Insight: These metrics tie SMS directly to business outcomes—attendance, revenue, compliance, and productivity.
7. Message Volume & Capacity: Matching Workload to Team Size
Volume isn’t a “vanity metric” if you use it correctly. Message Volume helps you understand workload, forecast staffing needs, and justify investment in tools or automation.
Track:
- Outbound volume: How many messages you send per day/week/month.
- Inbound volume: How many replies or new conversations you receive.
- Conversations per agent: How many threads each team member handles.
Why it matters
- Staffing: If inbound messages spike and your response times slip, you need more capacity.
- Budgeting: SMS costs usually scale with volume; forecasting prevents surprises.
- Prioritization: High-volume, low-impact messages may be good candidates for automation.
How to use this data
- Identify peak hours/days and schedule staff accordingly.
- Decide where to invest in templates, workflows, and automation.
- Set realistic SLAs (service level agreements) for response times based on volume.
8. Metrics That Matter Less (But Still Have Their Place)
Some SMS metrics get a lot of hype but aren’t always the most meaningful for operations and support.
Click-Through Rate (CTR)
Useful when:
- You’re running promotions or sending links to content, forms, or portals.
Less critical when:
- Most of your value comes from the SMS itself (e.g., reminders, updates, confirmations).
Read Rate
True read tracking is limited in SMS. Many platforms estimate “read” based on delivery, but you rarely get email-style open data. For most business texting:
- Assume high visibility: SMS is typically read within minutes.
- Focus more on responses, confirmations, and completion rates than speculative “read” data.
Word Count / Message Length
Worth watching for:
- Cost control (long messages may be split into multiple segments).
- Clarity (shorter is often better).
But it’s not a primary success metric. A slightly longer message that drives higher completion is more valuable than a short one that confuses people.
How to Turn SMS Metrics into Action
Tracking numbers is only useful if you act on them. Here’s a simple framework to make your sms metrics operational:
Pick 3–5 core metrics
For most teams using business texting, that’s:- Delivery Rate
- Response Rate
- Time to First Response
- Resolution Rate
- Opt-Out Rate
Set baselines and goals
- Look at your current 30–60 days of data.
- Set realistic improvement targets (e.g., “Reduce TTFR from 20 minutes to under 10 minutes within 90 days.”).
Review by use case
Don’t lump everything together. Review metrics by:- Reminders
- Support
- Operations
- Notifications
- Sales or follow-up
Run small experiments
- Change message wording.
- Adjust timing.
- Test different reply options.
- Introduce automation for simple workflows.
Close the loop
- Share insights with your team.
- Update scripts, templates, and SOPs based on what works.

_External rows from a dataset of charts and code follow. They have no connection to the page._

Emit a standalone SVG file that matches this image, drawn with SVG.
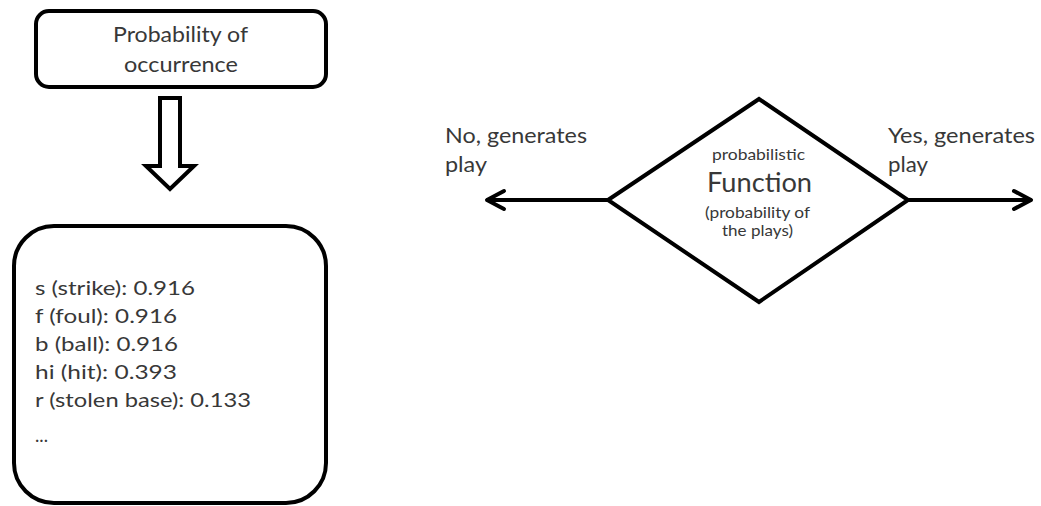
<svg xmlns="http://www.w3.org/2000/svg" width="1041" height="506" viewBox="0 0 1041 506">
  <style>
    .box { fill: #ffffff; stroke: #000000; stroke-width: 4; }
    .line { fill: none; stroke: #000000; stroke-width: 4; stroke-linecap: round; stroke-linejoin: round; }
    .txt { font-family: Lato, "Open Sans", "Liberation Sans", sans-serif; fill: #383838; }
    .lbl { font-size: 21px; }
    .list { font-size: 20px; }
    .small { font-size: 16px; }
    .big { font-size: 26px; }
  </style>
  <rect width="1041" height="506" fill="#ffffff"/>

  <!-- header box -->
  <g id="node-probability">
    <rect class="box" x="36" y="11" width="290" height="76" rx="13" ry="13"/>
    <text class="txt lbl" x="113" y="42" textLength="135" lengthAdjust="spacingAndGlyphs">Probability of</text>
    <text class="txt lbl" x="124" y="72" textLength="114" lengthAdjust="spacingAndGlyphs">occurrence</text>
  </g>

  <!-- hollow block arrow pointing down -->
  <g id="node-down-arrow">
    <path class="box" d="M160 98 L180 98 L180 166 L194 166 L170 189 L146 166 L160 166 Z" stroke-width="3.5" stroke-linejoin="miter"/>
  </g>

  <!-- list of event probabilities -->
  <g id="node-events">
    <rect class="box" x="14" y="226" width="312" height="277" rx="40" ry="40"/>
    <text class="txt list" x="35" y="295" textLength="160" lengthAdjust="spacingAndGlyphs">s (strike): 0.916</text>
    <text class="txt list" x="35" y="323" textLength="142" lengthAdjust="spacingAndGlyphs">f (foul): 0.916</text>
    <text class="txt list" x="35" y="351" textLength="143" lengthAdjust="spacingAndGlyphs">b (ball): 0.916</text>
    <text class="txt list" x="35" y="379" textLength="142" lengthAdjust="spacingAndGlyphs">hi (hit): 0.393</text>
    <text class="txt list" x="35" y="407" textLength="216" lengthAdjust="spacingAndGlyphs">r (stolen base): 0.133</text>
    <text class="txt list" x="35" y="442" textLength="13" lengthAdjust="spacingAndGlyphs">...</text>
  </g>

  <!-- decision diamond -->
  <g id="node-function">
    <polygon class="box" points="608,200 759,99 908,200 759,302"/>
    <text class="txt small" x="712" y="160" textLength="93" lengthAdjust="spacingAndGlyphs">probabilistic</text>
    <text class="txt big" x="707" y="192" textLength="105" lengthAdjust="spacingAndGlyphs">Function</text>
    <text class="txt small" x="705" y="218" textLength="105" lengthAdjust="spacingAndGlyphs">(probability of</text>
    <text class="txt small" x="722" y="236" textLength="71" lengthAdjust="spacingAndGlyphs">the plays)</text>
  </g>

  <!-- outgoing branches -->
  <g id="connectors">
    <line class="line" x1="608" y1="200" x2="488" y2="200"/>
    <polyline class="line" points="504,191 487,200 504,209"/>
    <line class="line" x1="908" y1="200" x2="1030" y2="200"/>
    <polyline class="line" points="1014,191 1031,200 1014,209"/>
  </g>

  <g id="label-no">
    <text class="txt lbl" x="445" y="143" textLength="142" lengthAdjust="spacingAndGlyphs">No, generates</text>
    <text class="txt lbl" x="445" y="172" textLength="42" lengthAdjust="spacingAndGlyphs">play</text>
  </g>
  <g id="label-yes">
    <text class="txt lbl" x="888" y="143" textLength="147" lengthAdjust="spacingAndGlyphs">Yes, generates</text>
    <text class="txt lbl" x="888" y="172" textLength="40" lengthAdjust="spacingAndGlyphs">play</text>
  </g>
</svg>
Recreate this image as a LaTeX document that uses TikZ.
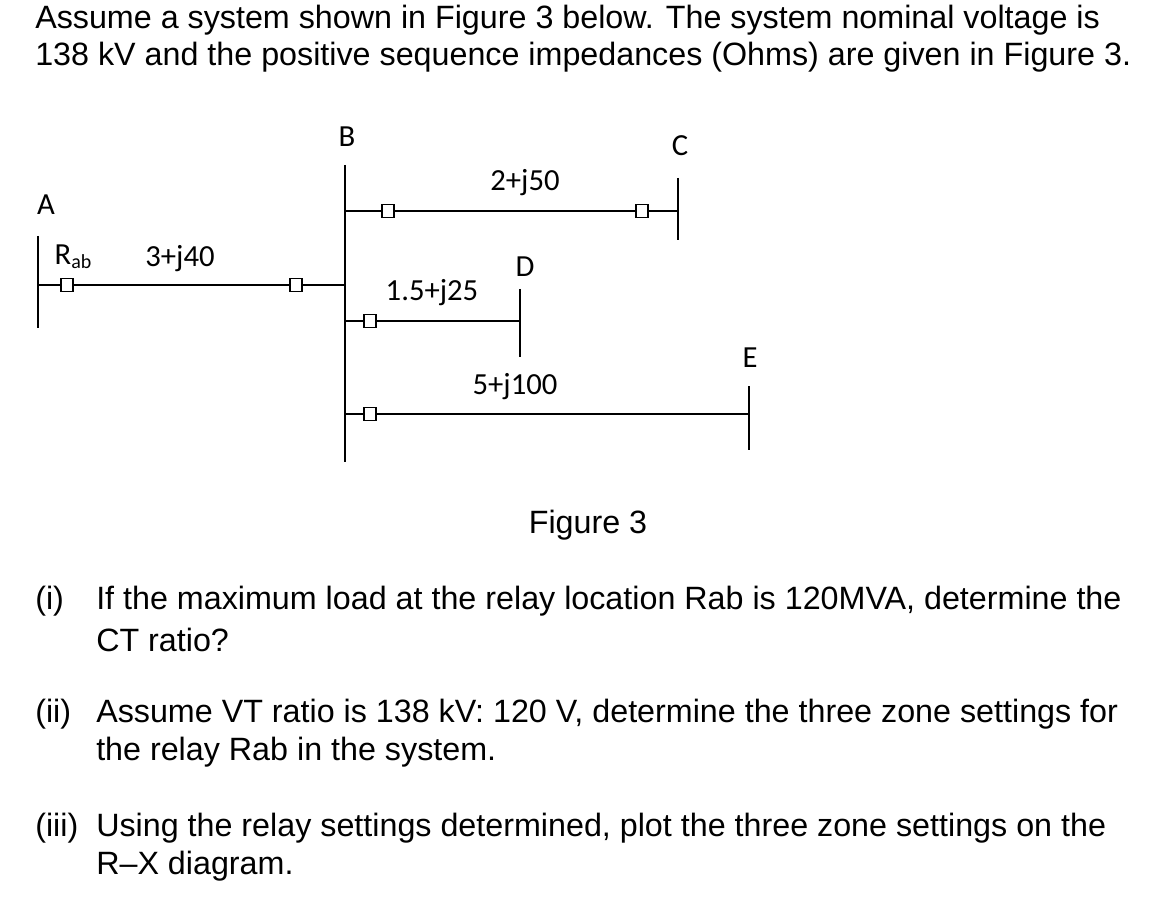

- Revisit metrics monthly or quarterly.
Conclusion: Measure What Moves the Needle
The most important SMS metrics for business texting aren’t just about clicks or campaign performance. They’re about whether your messages:
- Arrive reliably (Delivery Rate)
- Spark engagement (Response Rate)
- Get handled quickly (Time to First Response)
- Actually solve problems (Resolution Rate)
- Maintain trust (Opt-Out Rate)
- Drive real-world actions (Confirmation & Completion Rates)
When you focus on these, SMS stops being “just another channel” and becomes a powerful operational tool—one that keeps customers informed, teams aligned, and work moving.
Use your metrics to ask better questions, not just to fill dashboards. If a number doesn’t help you improve reliability, responsiveness, or resolution, it’s probably not a number that really matters.